Dr Suchitra Nene, a gynaecologist at Nene Clinic, Vadodara, says, “There are certain conditions where it is dangerous for a pregnant woman to have sex, but otherwise it is completely fine. It’s only under serious conditions — when the placenta is low, if the woman has a history of recurrent abortion, if she has a patulous cervix (a distended uterine opening), if there is an infection, or if her membrane has already broken — do we advise her not to have sex.”

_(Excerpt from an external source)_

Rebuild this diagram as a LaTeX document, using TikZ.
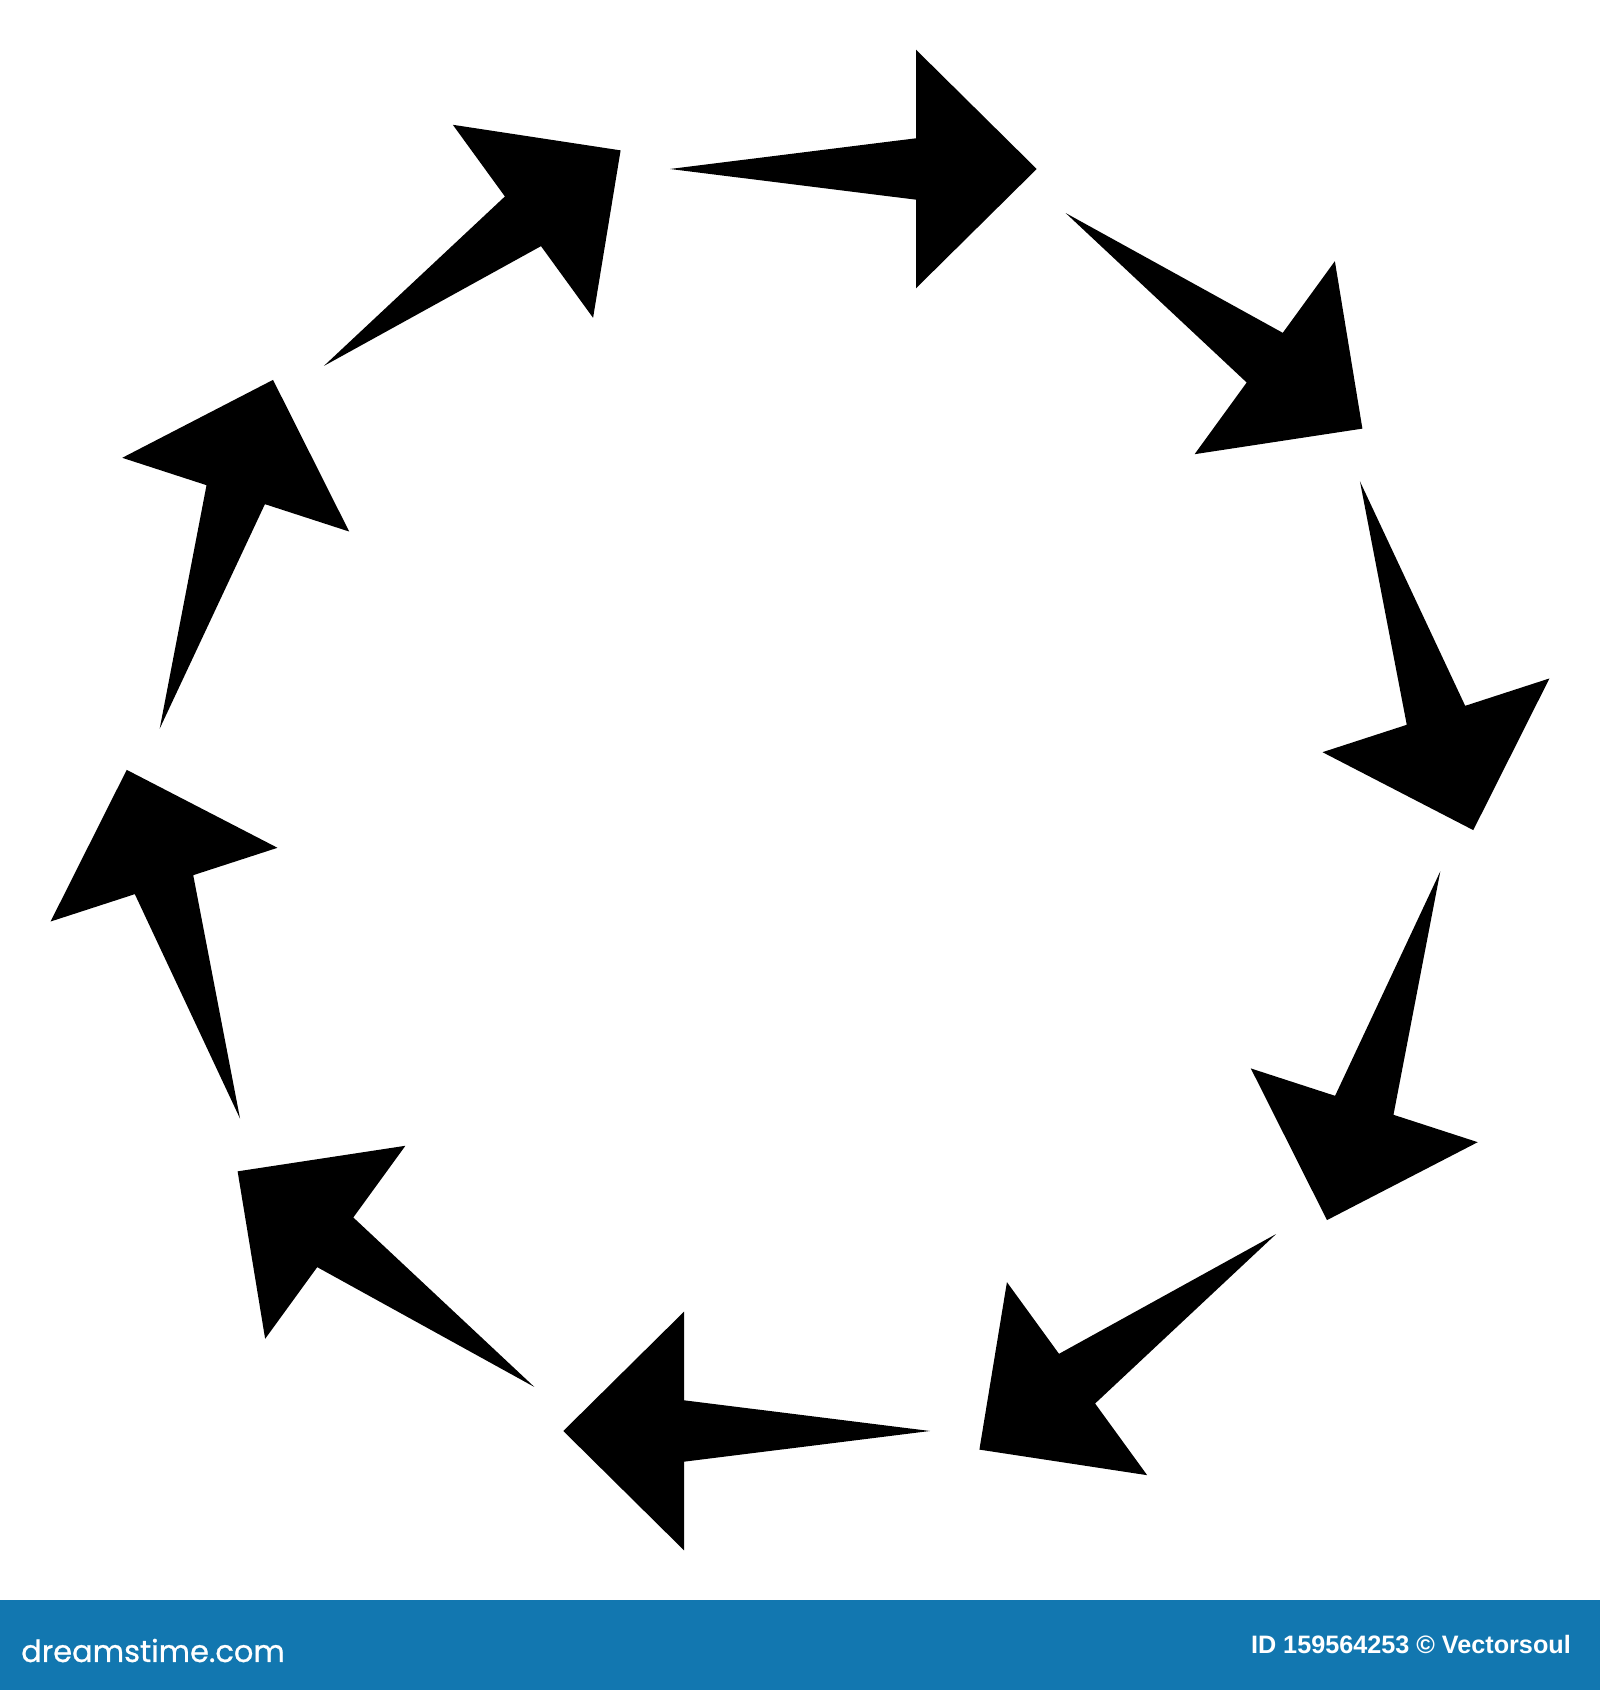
\documentclass[tikz,border=0pt]{standalone}
\usepackage{fontspec}
\newfontfamily\logofont[FakeBold=0.8]{Poppins}
\newfontfamily\idfont{Liberation Sans}
\definecolor{footblue}{RGB}{18,119,176}
\tikzset{
  arrowshape/.style={fill=black, draw=none},
  footertext/.style={text=white, inner sep=0pt}
}
\begin{document}
\begin{tikzpicture}[x=1pt,y=1pt]
\useasboundingbox (0,0) rectangle (1600,1690);
\fill[white] (0,0) rectangle (1600,1690);
\coordinate (c) at (800,890);
\foreach \k in {0,...,9}{
  \begin{scope}[shift={(c)}, rotate=-36*\k]
    \fill[arrowshape] (-130,631) -- (116,661.7) -- (116,750.3) -- (236.7,631)
      -- (116,511.7) -- (116,600.3) -- cycle;
  \end{scope}
}
\fill[footblue] (0,0) rectangle (1600,90);
\node[footertext, anchor=base west, font=\logofont\fontsize{30.5}{36}\selectfont] (logo) at (21,28) {dreamstime.com};
\node[footertext, anchor=base east, font=\idfont\bfseries\fontsize{25.2}{30}\selectfont] (id) at (1571,36) {ID 159564253 © Vectorsoul};
\end{tikzpicture}
\end{document}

Which brings us to the how
Dr Namrata Kachhara, a gynaecologist at Medanta Hospital, Delhi, says, “In the early stages of the first trimester, the embryo is just being implanted, so jerky movements should be avoided.” But in the second trimester, as long as both partners are comfortable, there’s no reason to let government’s unconvincing recommendations regulate your sex life.
Ashok says that it’s important that the woman be comfortable during sex. From the second trimester onwards, it’s suggested that women even sleep on their sides so the uterus does not put pressure on the spine and major blood vessels. So missionary position sex is not really a good plan. Spoon-style, doggy-style or sex with the woman on top works fine. If your belly is not a vast hindrance, even sitting facing each other can work. Obviously, there is no problem in any variation of oral sex during pregnancy.
He also recommends using some form of barrier protection to prevent sexually transmitted infections during pregnancy. Condoms are the easiest and least bureaucratic.
The last thing a pregnant woman wants to deal with is a sexually transmitted infection, or a urinary tract infection, which the male partner could even pass on unwittingly. If the government really wants to get all the way up our vaginas, perhaps they should spend some time and money recommending that more men use condoms whether their partner is male, female, pregnant or not.
In the meanwhile, let us remember that nine months is a very long time to be without sex if you are feeling the feels.
Co-published with Firstpost.
June 16, 2017 at 4:35 pm
Sex is also incredibly helpful to induce labor – oxytocin is the hormone released during an orgasm and kickstart labor and prostaglandin in semen can help soften the cervix!